Apple, a hardware company, is well-suited to write their own "rootkit" in-house. They no doubt have their own techniques for getting the same information that CarrierIQ gathers.
To think Apple is not interested in the same information about their customers just seems incredibly naive or like some kind of cognitive dissonance.
If anything I would imagine Apple has set the bar for how much "intelligence" can be collected on its customers and the carriers are basically playing catch up.
To think Apple is not interested in the same information about their customers just seems incredibly naive or like some kind of cognitive dissonance.
Actually I think there's definitely room for argument there. Apple may be be interested, sure - but unlike Google, they don't have an imperative to collect and sell that information. Google and Apple, for the millionth time, have different business models. Apple takes money from people who buy its devices and software. Google takes money from advertisers. Both are focused on getting the people who give them money, to give them more money. So while Apple certainly could collect and sell this information, they actually have a choice. If Google didn't collect and sell this information, someone interested in a minority-shareholder lawsuit could argue that they were leaving money on the table and doing a disservice to their shareholder.

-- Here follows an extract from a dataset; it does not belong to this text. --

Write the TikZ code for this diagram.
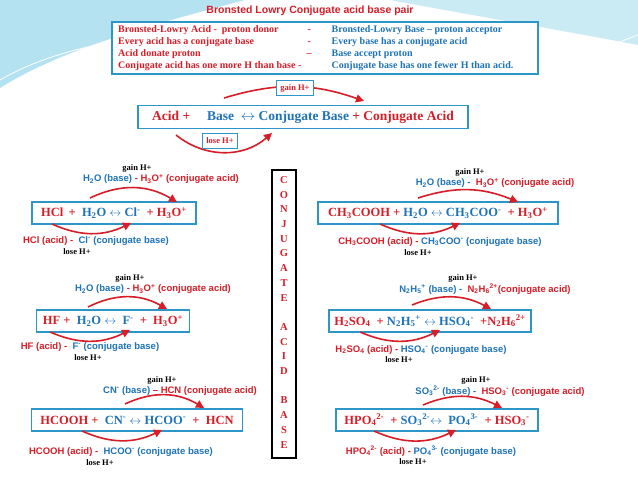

Apple is one of the most profitable companies in the world right now, and on top of that a company whose corporate culture rejects stuff like Carrier IQ. Google is in a position where they could conceivably be sued for not implementing something like this, and is a company whose corporate culture prizes data, data, data and endless analysis.
It is 100% plausible that one of these companies would implement a Carrier IQ style of rootkit, and the other would not.

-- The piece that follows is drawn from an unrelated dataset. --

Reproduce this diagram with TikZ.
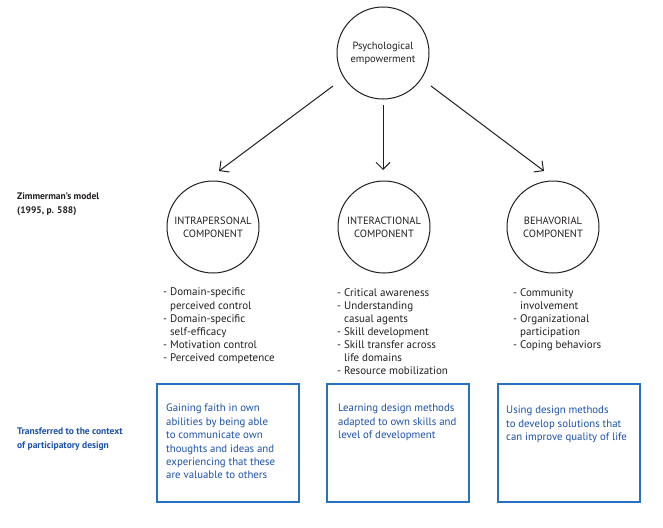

There's a very active iOS jailbreak community who should be able to confirm/deny this. They'd know by now how often iOS phones phone home, and what data they send
There is also a very active Android community, and they're just finding out so I wouldn't be so sure. From a structural perspective, it would also make more sense if any of their own statistical software lived in the iOS itself, while the nature of android (specifically the google/mfg divide) that would drive this information collecting into an app to in that ecosystem.
Apple, a hardware company, is well-suited to write their own "rootkit" in-house. They no doubt have their own techniques for getting the same information that CarrierIQ gathers.
To think Apple is not interested in the same information about their customers just seems incredibly naive or like some kind of cognitive dissonance.
If anything I would imagine Apple has set the bar for how much "intelligence" can be collected on its customers and the carriers are basically playing catch up.
I could be wrong. But that's how I see it.